REQUIREMENTS
Begin with the first line and repeat exactly through the line containing "plt.rcParams['font.family'] = ['Liberation"; leave every image out.

-- start INPUT ROWS --

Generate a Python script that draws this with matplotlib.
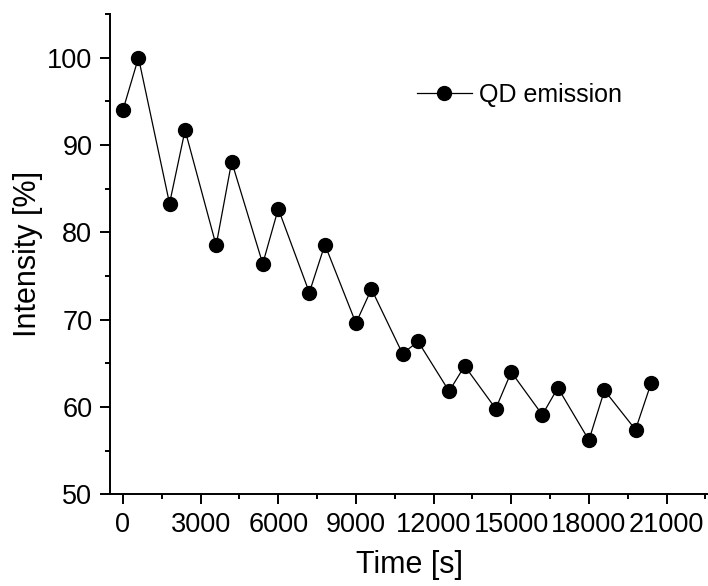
import matplotlib
matplotlib.use("Agg")
import matplotlib.pyplot as plt
from matplotlib.ticker import MultipleLocator

# datos
time_s = [0, 600, 1800, 2400, 3600, 4200, 5400, 6000, 7200, 7800, 9000, 9600,
          10800, 11400, 12600, 13200, 14400, 15000, 16200, 16800, 18000, 18600,
          19800, 20400]
intensity = [94.0, 100.0, 83.3, 91.7, 78.5, 88.1, 76.4, 82.7, 73.1, 78.6, 69.6, 73.5,
             66.1, 67.5, 61.8, 64.7, 59.8, 64.0, 59.1, 62.2, 56.2, 61.9,
             57.4, 62.7]
x_ticks = [0, 3000, 6000, 9000, 12000, 15000, 18000, 21000]
y_ticks = [50, 60, 70, 80, 90, 100]

plt.rcParams['font.family'] = ['Liberation Sans', 'DejaVu Sans']

fig = plt.figure(figsize=(7.08, 5.86), dpi=100)
fig.patch.set_facecolor("white")
ax = fig.add_axes([110 / 708, 1 - 494.3 / 586, 1 - 110 / 708, (494.3 - 14) / 586])

ax.plot(time_s, intensity, '-o', color="black", lw=0.9, markersize=10,
        label="QD emission")

ax.set_xlim(-500, 22600)
ax.set_ylim(50, 105)
ax.set_xticks(x_ticks)
ax.set_yticks(y_ticks)
ax.xaxis.set_minor_locator(MultipleLocator(1500))
ax.yaxis.set_minor_locator(MultipleLocator(5))

for side in ("top", "right"):
    ax.spines[side].set_visible(False)
for side in ("left", "bottom"):
    ax.spines[side].set_linewidth(1.4)

ax.tick_params(which="major", direction="out", length=7.2, width=1.4,
               labelsize=19.5, pad=5.5)
ax.tick_params(which="minor", direction="out", length=3.6, width=1.4)

ax.set_xlabel("Time [s]", fontsize=22)
ax.set_ylabel("Intensity [%]", fontsize=22)
ax.xaxis.set_label_coords(0.5, -0.116)
ax.yaxis.set_label_coords(-0.112, 0.5)

leg = ax.legend(loc="center left", bbox_to_anchor=(416.7 / 708, 1 - 95 / 586),
                bbox_transform=fig.transFigure, frameon=False, fontsize=18,
                handlelength=2.2, handletextpad=0.3, borderpad=0, borderaxespad=0)

fig.savefig("out.png", dpi=100, facecolor=fig.get_facecolor())
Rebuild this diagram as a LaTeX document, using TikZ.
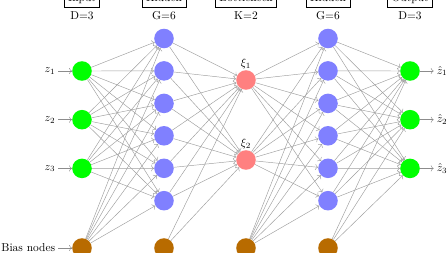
\documentclass[tikz,border=0pt]{standalone}
\usetikzlibrary{arrows.meta}
\definecolor{biascol}{RGB}{184,107,0}
\begin{document}
\begin{tikzpicture}[x=0.8727pt,y=-0.8727pt,
  neuron/.style={circle,minimum size=0.6cm,inner sep=0pt},
  inp/.style={neuron,fill=green},
  hid/.style={neuron,fill=blue!50},
  bot/.style={neuron,fill=red!50},
  bias/.style={neuron,fill=biascol},
  conn/.style={->,draw=black!38,line width=0.4pt},
  ioarrow/.style={->,draw=black!45,line width=0.4pt},
  title/.style={draw,anchor=south,text height=1.6ex,text depth=0.4ex},
  sub/.style={anchor=north}]
\useasboundingbox (0,0) rectangle (448,252);
\clip (0,0) rectangle (448,252);
% layer titles
\foreach \x/\t/\s/\n in {82/Input/D=3/a,164/Hidden/G=6/b,246/Bottleneck/K=2/c,328/Hidden/G=6/d,410/Output/D=3/e}{
  \node[title] (t\n) at (\x,7.3) {\t};
  \node[sub] (s\n) at (\x,7.3) {\s};
}
% nodes
\foreach \i/\y in {1/71,2/119.7,3/168.4}{
  \node[inp] (I\i) at (82,\y) {};
  \node[inp] (O\i) at (410,\y) {};
}
\foreach \i/\y in {1/38.5,2/70.9,3/103.4,4/135.8,5/168.3,6/200.7}{
  \node[hid] (H\i) at (164,\y) {};
  \node[hid] (G\i) at (328,\y) {};
}
\node[bot,label={[inner sep=1pt]above:$\xi_1$}] (B1) at (246,80) {};
\node[bot,label={[inner sep=1pt]above:$\xi_2$}] (B2) at (246,160) {};
\foreach \i/\x in {1/82,2/164,3/246,4/328}{
  \node[bias] (Z\i) at (\x,248) {};
}
% labels
\foreach \i in {1,2,3}{
  \coordinate (ci\i) at ([xshift=-0.42cm]I\i.west);
  \node[anchor=east,inner sep=2.5pt] (li\i) at (ci\i) {$z_\i$};
  \draw[ioarrow] (ci\i) -- (I\i);
  \coordinate (co\i) at ([xshift=0.42cm]O\i.east);
  \node[anchor=west,inner sep=2.5pt] (lo\i) at (co\i) {$\hat{z}_\i$};
  \draw[ioarrow] (O\i) -- (co\i);
}
\coordinate (cb) at ([xshift=-0.42cm]Z1.west);
\node[anchor=east,inner sep=2.5pt] (lb) at (cb) {Bias nodes};
\draw[ioarrow] (cb) -- (Z1);
% connections
\foreach \i in {1,2,3}{\foreach \j in {1,...,6}{\draw[conn] (I\i) -- (H\j);}}
\foreach \j in {1,...,6}{\draw[conn] (Z1) -- (H\j);}
\foreach \i in {1,...,6}{\foreach \j in {1,2}{\draw[conn] (H\i) -- (B\j);}}
\foreach \j in {1,2}{\draw[conn] (Z2) -- (B\j);}
\foreach \i in {1,2}{\foreach \j in {1,...,6}{\draw[conn] (B\i) -- (G\j);}}
\foreach \j in {1,...,6}{\draw[conn] (Z3) -- (G\j);}
\foreach \i in {1,...,6}{\foreach \j in {1,2,3}{\draw[conn] (G\i) -- (O\j);}}
\foreach \j in {1,2,3}{\draw[conn] (Z4) -- (O\j);}
\end{tikzpicture}
\end{document}
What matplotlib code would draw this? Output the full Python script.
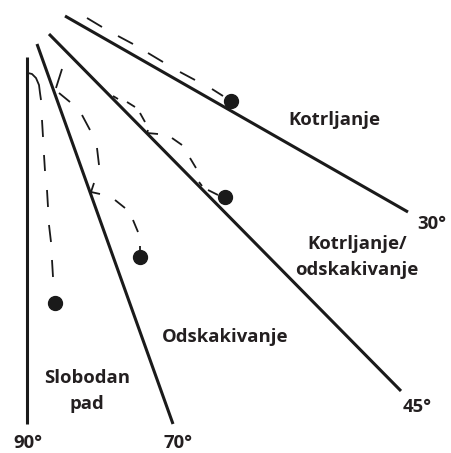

-- end INPUT ROWS --

FINISHED ANSWER
Generate a Python script that draws this with matplotlib.
import matplotlib
matplotlib.use("Agg")
import matplotlib.pyplot as plt
from matplotlib.ticker import MultipleLocator

# datos
time_s = [0, 600, 1800, 2400, 3600, 4200, 5400, 6000, 7200, 7800, 9000, 9600,
          10800, 11400, 12600, 13200, 14400, 15000, 16200, 16800, 18000, 18600,
          19800, 20400]
intensity = [94.0, 100.0, 83.3, 91.7, 78.5, 88.1, 76.4, 82.7, 73.1, 78.6, 69.6, 73.5,
             66.1, 67.5, 61.8, 64.7, 59.8, 64.0, 59.1, 62.2, 56.2, 61.9,
             57.4, 62.7]
x_ticks = [0, 3000, 6000, 9000, 12000, 15000, 18000, 21000]
y_ticks = [50, 60, 70, 80, 90, 100]

plt.rcParams['font.family'] = ['Liberation Sans', 'DejaVu Sans']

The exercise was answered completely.